I'm getting back into language design/specification (via BNF/EBNF grammars) after 20+ years of leaving the topic alone (since my CS undergrad degree).
I only vaguely recall the various related terms in this space, like LR(1), LALR, etc. I've been attempting to refresh via some googling and reading, but it's coming slowly (probably because I didn't fully understand this stuff back in school). So I'm probably doing things quite roughly.
I decided I would describe a toy language with a grammar, and then try to analyze and possibly optimize it, as a part of my re-learning.
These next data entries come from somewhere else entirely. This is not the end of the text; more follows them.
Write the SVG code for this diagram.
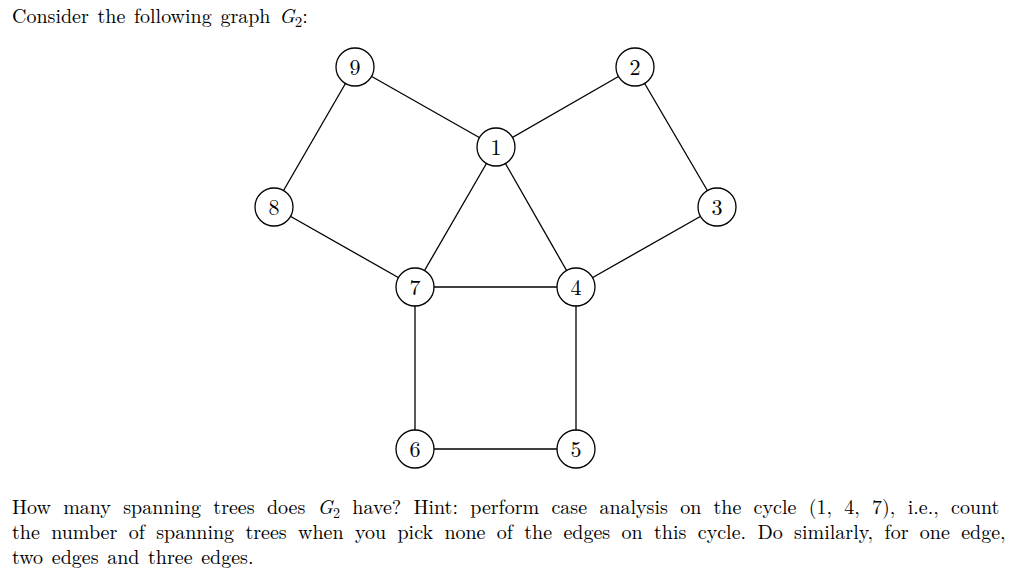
<svg xmlns="http://www.w3.org/2000/svg" width="1024" height="586" viewBox="0 0 1024 586">
<style>
text{font-family:"Latin Modern Roman","Liberation Serif",serif;fill:#000}
.t{font-size:20px}
.n circle{fill:#fff;stroke:#000;stroke-width:1.3}
.n text{font-size:22px;text-anchor:middle}
#edges line{stroke:#000;stroke-width:1.3}
</style>
<rect width="1024" height="586" fill="#fff"/>
<text class="t" x="12" y="23" font-size="21" word-spacing="2">Consider the following graph <tspan font-style="italic">G</tspan><tspan font-size="15" dy="4">2</tspan><tspan dy="-4">:</tspan></text>
<g id="edges">
<line x1="355" y1="67" x2="496" y2="147"/>
<line x1="635" y1="67" x2="496" y2="147"/>
<line x1="355" y1="67" x2="274" y2="207"/>
<line x1="635" y1="67" x2="717" y2="207"/>
<line x1="274" y1="207" x2="415" y2="287"/>
<line x1="717" y1="207" x2="576" y2="287"/>
<line x1="496" y1="147" x2="415" y2="287"/>
<line x1="496" y1="147" x2="576" y2="287"/>
<line x1="415" y1="287" x2="576" y2="287"/>
<line x1="415" y1="287" x2="415" y2="449"/>
<line x1="576" y1="287" x2="576" y2="449"/>
<line x1="415" y1="449" x2="576" y2="449"/>
</g>
<g id="n9" class="n"><circle cx="355" cy="67" r="19"/><text x="355" y="75">9</text></g>
<g id="n2" class="n"><circle cx="635" cy="67" r="19"/><text x="635" y="75">2</text></g>
<g id="n1" class="n"><circle cx="496" cy="147" r="19"/><text x="496" y="155">1</text></g>
<g id="n8" class="n"><circle cx="274" cy="207" r="19"/><text x="274" y="215">8</text></g>
<g id="n3" class="n"><circle cx="717" cy="207" r="19"/><text x="717" y="215">3</text></g>
<g id="n7" class="n"><circle cx="415" cy="287" r="19"/><text x="415" y="295">7</text></g>
<g id="n4" class="n"><circle cx="576" cy="287" r="19"/><text x="576" y="295">4</text></g>
<g id="n6" class="n"><circle cx="415" cy="449" r="19"/><text x="415" y="457">6</text></g>
<g id="n5" class="n"><circle cx="576" cy="449" r="19"/><text x="576" y="457">5</text></g>
<text class="t" x="12" y="514" word-spacing="5.6">How many spanning trees does <tspan font-style="italic">G</tspan><tspan font-size="14" dy="4">2</tspan><tspan dy="-4"> have? Hint: perform case analysis on the cycle (1, 4, 7), i.e., count</tspan></text>
<text class="t" x="12" y="539" word-spacing="4.7">the number of spanning trees when you pick none of the edges on this cycle. Do similarly, for one edge,</text>
<text class="t" x="12" y="564" word-spacing="2">two edges and three edges.</text>
</svg>
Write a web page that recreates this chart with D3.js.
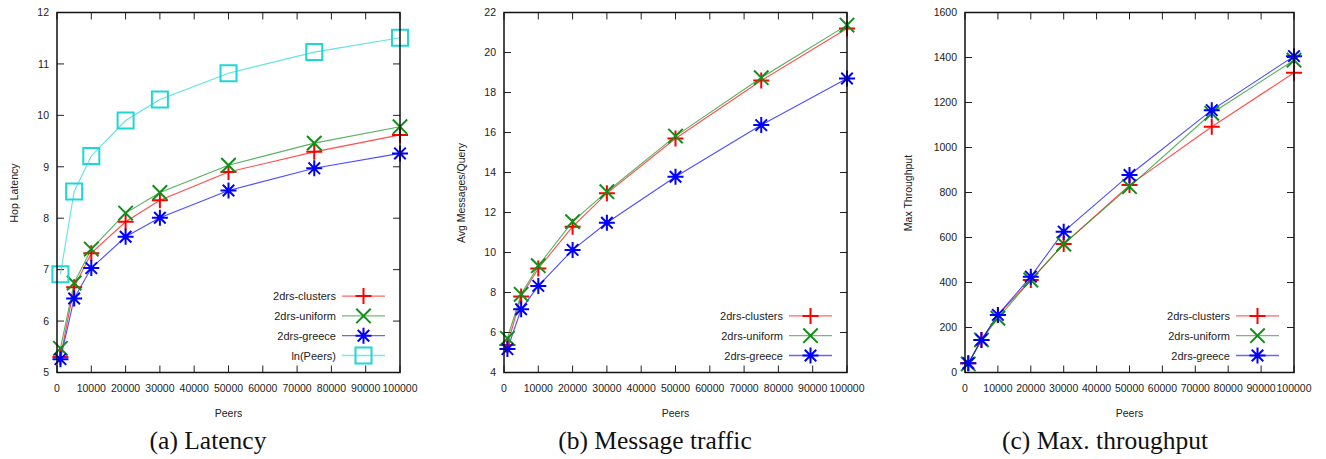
<!DOCTYPE html>
<html>
<head>
<meta charset="utf-8">
<script src="https://cdn.jsdelivr.net/npm/d3@7"></script>
<style>
  body { margin: 0; background: #fff; }
  svg { display: block; }
  .tick-label { font-family: "Liberation Sans", Arial, sans-serif; font-size: 10.5px; fill: #222; }
  .axis-title { font-family: "Liberation Sans", Arial, sans-serif; font-size: 10.5px; fill: #222; }
  .legend-label { font-family: "Liberation Sans", Arial, sans-serif; font-size: 11px; fill: #222; }
  .caption { font-family: "Liberation Serif", "Times New Roman", serif; font-size: 25.5px; fill: #111; }
</style>
</head>
<body>
<svg id="chart" width="1326" height="459"></svg>
<script>
// --- data ---
const peers = [1000, 5000, 10000, 20000, 30000, 50000, 75000, 100000];
const xTicks = [0, 10000, 20000, 30000, 40000, 50000, 60000, 70000, 80000, 90000, 100000];

// (a) hop latency
const latClusters = [5.30, 6.66, 7.32, 7.93, 8.35, 8.90, 9.29, 9.62];
const latUniform  = [5.47, 6.74, 7.40, 8.10, 8.50, 9.03, 9.46, 9.78];
const latGreece   = [5.26, 6.44, 7.03, 7.64, 8.01, 8.54, 8.97, 9.26];
const latLnPeers  = [6.91, 8.52, 9.21, 9.90, 10.31, 10.82, 11.23, 11.51];
const latTicks = [5, 6, 7, 8, 9, 10, 11, 12];

// (b) avg messages per query
const msgClusters = [5.38, 7.80, 9.20, 11.29, 12.96, 15.70, 18.60, 21.20];
const msgUniform  = [5.71, 7.91, 9.34, 11.54, 13.04, 15.82, 18.74, 21.37];
const msgGreece   = [5.17, 7.16, 8.33, 10.13, 11.49, 13.79, 16.37, 18.70];
const msgTicks = [4, 6, 8, 10, 12, 14, 16, 18, 20, 22];

// (c) max throughput
const thrClusters = [41, 145, 256, 411, 571, 833, 1092, 1332];
const thrUniform  = [38, 145, 241, 411, 571, 826, 1152, 1388];
const thrGreece   = [41, 145, 256, 426, 626, 878, 1166, 1406];
const thrTicks = [0, 200, 400, 600, 800, 1000, 1200, 1400, 1600];

const seriesStyle = {
  clusters: { name: "2drs-clusters", color: "#ff0000", marker: "plus" },
  uniform:  { name: "2drs-uniform",  color: "#10901a", marker: "cross" },
  greece:   { name: "2drs-greece",   color: "#0000ff", marker: "star" },
  ln:       { name: "ln(Peers)",     color: "#1fd6d6", marker: "square" }
};

const panels = [
  { left: 57, right: 400, yTicks: latTicks, yTitle: "Hop Latency", yTitleX: 14,
    caption: "(a) Latency", captionX: 208,
    series: [["clusters", latClusters], ["uniform", latUniform], ["greece", latGreece], ["ln", latLnPeers]] },
  { left: 504, right: 847, yTicks: msgTicks, yTitle: "Avg Messages/Query", yTitleX: 461,
    caption: "(b) Message traffic", captionX: 655,
    series: [["clusters", msgClusters], ["uniform", msgUniform], ["greece", msgGreece]] },
  { left: 965, right: 1294, yTicks: thrTicks, yTitle: "Max Throughput", yTitleX: 908,
    caption: "(c) Max. throughput", captionX: 1105,
    series: [["clusters", thrClusters], ["uniform", thrUniform], ["greece", thrGreece]] }
];

const plotTop = 12.5, plotBottom = 372.5, tickLen = 7;
const svg = d3.select("#chart");

function markerPath(type, s) {
  if (type === "plus") return `M${-s},0H${s}M0,${-s}V${s}`;
  if (type === "cross") { const c = s * 0.9; return `M${-c},${-c}L${c},${c}M${-c},${c}L${c},${-c}`; }
  if (type === "star") { const c = s * 0.72; return `M${-s},0H${s}M0,${-s}V${s}M${-c},${-c}L${c},${c}M${-c},${c}L${c},${-c}`; }
  return `M${-s},${-s}H${s}V${s}H${-s}Z`;
}

panels.forEach(p => {
  const g = svg.append("g");
  const x = d3.scaleLinear().domain([0, 100000]).range([p.left, p.right]);
  const y = d3.scaleLinear().domain(d3.extent(p.yTicks)).range([plotBottom, plotTop]);

  // inward ticks on all sides
  const ticks = g.append("g").attr("stroke", "#222").attr("stroke-width", 1);
  xTicks.forEach(t => {
    ticks.append("line").attr("x1", x(t)).attr("x2", x(t)).attr("y1", plotBottom).attr("y2", plotBottom - tickLen);
    ticks.append("line").attr("x1", x(t)).attr("x2", x(t)).attr("y1", plotTop).attr("y2", plotTop + tickLen);
  });
  p.yTicks.forEach(t => {
    ticks.append("line").attr("x1", p.left).attr("x2", p.left + tickLen).attr("y1", y(t)).attr("y2", y(t));
    ticks.append("line").attr("x1", p.right).attr("x2", p.right - tickLen).attr("y1", y(t)).attr("y2", y(t));
  });

  g.selectAll(".xl").data(xTicks).join("text").attr("class", "tick-label")
    .attr("x", d => x(d)).attr("y", 392).attr("text-anchor", "middle").text(d => d);
  g.selectAll(".yl").data(p.yTicks).join("text").attr("class", "tick-label")
    .attr("x", p.left - 8).attr("y", d => y(d) + 3.8).attr("text-anchor", "end").text(d => d);

  g.append("text").attr("class", "axis-title").attr("x", (p.left + p.right) / 2).attr("y", 417)
    .attr("text-anchor", "middle").text("Peers");
  g.append("text").attr("class", "axis-title")
    .attr("transform", `translate(${p.yTitleX + 4},193) rotate(-90)`)
    .attr("text-anchor", "middle").text(p.yTitle);

  // series lines then markers
  const line = d3.line().x((d, i) => x(peers[i])).y(d => y(d));
  p.series.forEach(([key, vals]) => {
    const st = seriesStyle[key];
    g.append("path").attr("d", line(vals)).attr("fill", "none")
      .attr("stroke", st.color).attr("stroke-opacity", 0.7).attr("stroke-width", 1.1);
  });
  p.series.forEach(([key, vals]) => {
    const st = seriesStyle[key];
    g.selectAll(null).data(vals).join("path")
      .attr("transform", (d, i) => `translate(${x(peers[i])},${y(d)})`)
      .attr("d", markerPath(st.marker, 8)).attr("fill", "none")
      .attr("stroke", st.color).attr("stroke-width", 2);
  });

  // legend, bottom-right
  const n = p.series.length;
  p.series.forEach(([key], i) => {
    const st = seriesStyle[key];
    const ly = plotBottom - 17 - (n - 1 - i) * 19.8;
    const lx1 = p.right - 58, lx2 = p.right - 15;
    g.append("line").attr("x1", lx1).attr("x2", lx2).attr("y1", ly).attr("y2", ly)
      .attr("stroke", st.color).attr("stroke-opacity", 0.6).attr("stroke-width", 1.3);
    g.append("path").attr("transform", `translate(${(lx1 + lx2) / 2},${ly})`)
      .attr("d", markerPath(st.marker, 8)).attr("fill", "none")
      .attr("stroke", st.color).attr("stroke-width", 2);
    g.append("text").attr("class", "legend-label").attr("x", lx1 - 6).attr("y", ly + 4)
      .attr("text-anchor", "end").text(st.name);
  });

  // frame
  g.append("rect").attr("x", p.left).attr("y", plotTop).attr("width", p.right - p.left)
    .attr("height", plotBottom - plotTop).attr("fill", "none").attr("stroke", "#111").attr("stroke-width", 1.5);

  svg.append("text").attr("class", "caption").attr("x", p.captionX).attr("y", 449)
    .attr("text-anchor", "middle").text(p.caption);
});
</script>
</body>
</html>
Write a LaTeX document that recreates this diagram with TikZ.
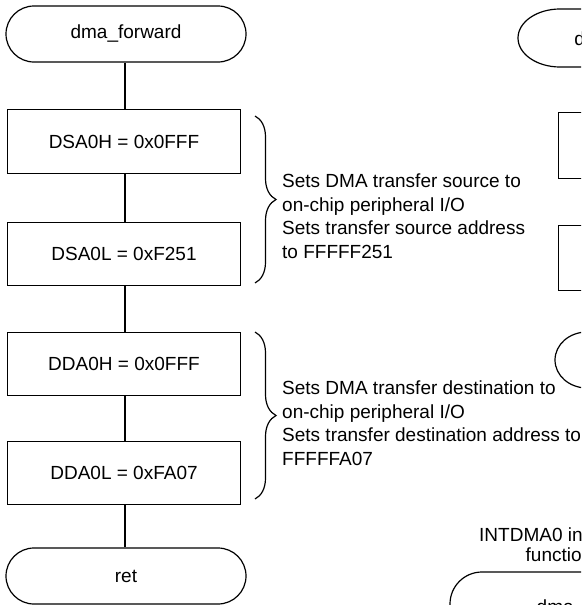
\documentclass[tikz,border=0pt]{standalone}
\usepackage{fontspec}
\setmainfont{Liberation Sans}
\usetikzlibrary{shapes.misc,decorations.pathreplacing}

\tikzset{
  stepbox/.style={draw,line width=1.2pt,minimum width=233pt,minimum height=63.5pt,inner sep=0pt},
  termbox/.style={draw,line width=1.2pt,rounded rectangle,minimum width=240pt,minimum height=56pt,inner sep=0pt},
  note/.style={align=left,anchor=north west,inner sep=0pt,font=\fontsize{19}{23.5}\selectfont},
  curly/.style={decorate,decoration={brace,amplitude=21pt},line width=1.2pt},
  flow/.style={line width=1.2pt},
}

\begin{document}
\begin{tikzpicture}[x=1pt,y=-1pt,font=\fontsize{19}{23}\selectfont]
  \useasboundingbox (0,0) rectangle (581,605);
  \clip (0,0) rectangle (581,605);
  % left flow: dma_forward
  \node[termbox] (start) at (126,34) {dma\_forward};
  \node[stepbox] (dsah) at (124,141.5) {DSA0H = 0x0FFF};
  \node[stepbox] (dsal) at (124,254) {DSA0L = 0xF251};
  \node[stepbox] (ddah) at (124,364) {DDA0H = 0x0FFF};
  \node[stepbox] (ddal) at (124,473) {DDA0L = 0xFA07};
  \node[termbox] (ret) at (126,576) {ret};
  \foreach \a/\b in {start/dsah,dsah/dsal,dsal/ddah,ddah/ddal,ddal/ret}
    \draw[flow] (\a.south -| 125,0) -- (\b.north -| 125,0);
  % notes
  \draw[curly] (255,116) -- (255,283);
  \node[note] (srcnote) at (282,173.6) {Sets DMA transfer source to\\on-chip peripheral I/O\\Sets transfer source address\\to FFFFF251};
  \draw[curly] (255,332) -- (255,499);
  \node[note] (dstnote) at (282,380.8) {Sets DMA transfer destination to\\on-chip peripheral I/O\\Sets transfer destination address to\\FFFFFA07};
  % right flow, cut at the edge
  \draw[flow] (640,9) -- (560,9) arc[start angle=90,end angle=270,x radius=42pt,y radius=29pt] -- (640,67);
  \node[anchor=base west,inner sep=0pt] (rtop) at (574.2,45.5) {d};
  \node[stepbox,anchor=north west,minimum height=66pt] (r1) at (558,112) {};
  \node[stepbox,anchor=north west,minimum height=65pt] (r2) at (558,225) {};
  \draw[flow] (640,332) -- (587,332) arc[start angle=90,end angle=270,x radius=32pt,y radius=28pt] -- (640,388);
  \node[anchor=base west,inner sep=0pt] (intlbl) at (479,541.6) {INTDMA0 in};
  \node[anchor=base west,inner sep=0pt] (funclbl) at (525.5,561) {functio};
  \draw[flow] (640,572) -- (482,572) arc[start angle=90,end angle=270,x radius=32pt,y radius=32pt] -- (640,636);
  \node[anchor=base west,inner sep=0pt] (rbot) at (536.5,613) {dma\_};
\end{tikzpicture}
\end{document}
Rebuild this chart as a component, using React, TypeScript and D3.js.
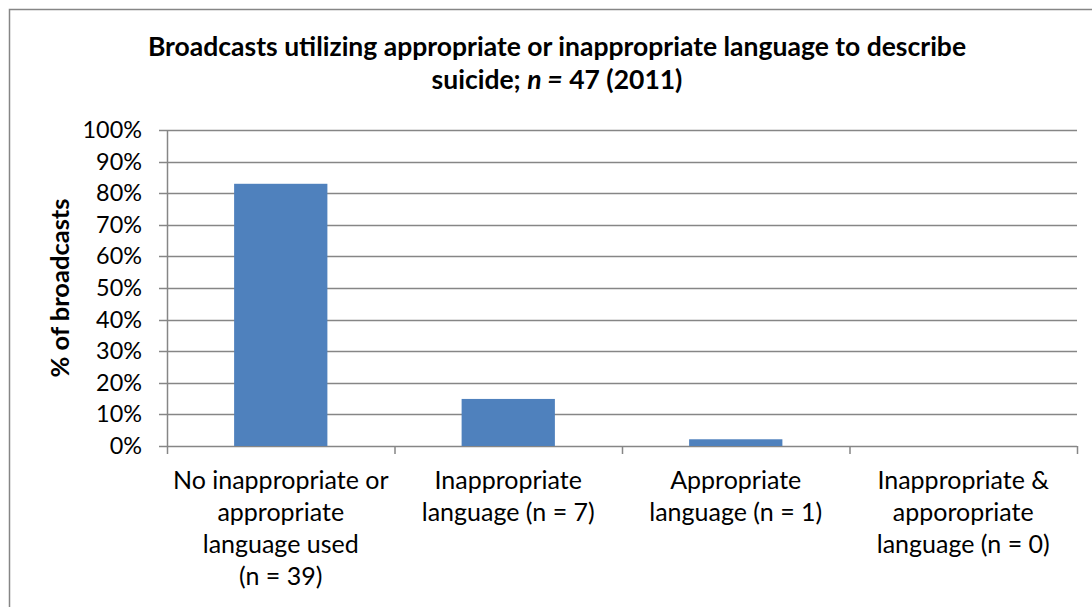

NOTE: all the snippets below can also be found in a gist here.
I started with an EBNF representation (as processed/validated by this tool):
Program := WhSp* (StmtSemi WhSp*)* StmtSemiOpt? WhSp*;
Stmt := AStmt | BStmt | CStmt | DStmt;
StmtSemi := Stmt? (WhSp* ";")+;
StmtSemiOpt := Stmt? (WhSp* ";")*;
WhSp := "_";
AStmt := "a";
BStmt := "b";
CStmt := "c";
DStmt := "d";
Here are some valid matches for this language (one match per line):
_____
;;;;;
_;_;_
a
__a__
a;
a;b;
a;_b;
_a;_b;_
_a_;_b_;_
__a__;;
_;_a;_b;c;;;__;;__d;___a___
And here are some values that wouldn't be in the language (again, one per line):
ab
a_b
a;_b_c
I then hand-converted this to the following BNF form (as processed/analyzed by this tool):
Program -> StmtSemi FinalStmtSemiOpt .
StmtSemi -> WhSp StmtSemiOpt | StmtSemiOpt .
FinalStmtSemiOpt -> StmtOpt SemiOpt WhSpOpt | WhSpOpt .
Stmt -> AStmt | BStmt | CStmt | DStmt .
StmtOpt -> Stmt | .
StmtSemiOpt -> StmtOpt Semi | StmtOpt Semi WhSpOpt StmtSemiOpt | .
Semi -> WhSpOpt ; | WhSpOpt ; Semi .
SemiOpt -> Semi | .
WhSp -> _ | _ WhSp .
WhSpOpt -> WhSp | .
AStmt -> a .
BStmt -> b .
CStmt -> c .
DStmt -> d .
That tool's analysis says my grammar is ambiguous. I guess that's not surprising or necessarily a bad outcome, but I know ambiguous grammars limit some kinds of analysis and automatic conversion or parser generation.
So... finally, here are my questions:
Is this a context-free grammar? What specifically makes it so, or would make it non-CFG?
[Edit: "Yes", see @rici's answer]
Can the language I'm describing be specified in a non-ambiguous grammar (BNF or EBNF)? Or is it just inherently ambiguous?If it's inherently ambiguous, what specific aspects of the language make it so? In other words, what minimally would I have to change/remove to arrive at a language that had a non-ambiguous grammar?Are there meaningful ways my BNF grammar form could be simplified and still describe the same language as the EBNF?Does the BNF grammar currently have left-recursion, right-recursion, or both? I'm having trouble convincing myself of the answer. Could the BNF be re-arranged to avoid one or the other, and what would the impacts (performance, etc) of that be?
[Edit: I believe the updated BNF only has right-recursion, according to the analysis tool.]
Apologies if I'm fumbling around with incorrect terminology or asking imprecise questions. Thanks for any insight you might be able to offer.
[EDIT: Here's a new BNF that I believe is equivalent but isn't ambiguous -- thanks to @rici for confirming it was possible. I didn't use any particular algorithm/strategy for this, just keep trial-n-error fiddling.]
Leading -> WhSp Leading Program | Semi Leading Program | Program .
Program -> Stmt | Stmt WhSp | Stmt WhSpOptSemi Program | Stmt WhSpOptSemi WhSp Program | .
Stmt -> AStmt | BStmt | CStmt | DStmt .
WhSpOptSemi -> Semi | WhSp Semi | Semi WhSpOptSemi | WhSp Semi WhSpOptSemi .
WhSp -> _ | _ WhSp .
Semi -> ; .
AStmt -> a .
BStmt -> b .
CStmt -> c .
DStmt -> d .
So that seems to answer questions (2), (3), and partly (4) I guess.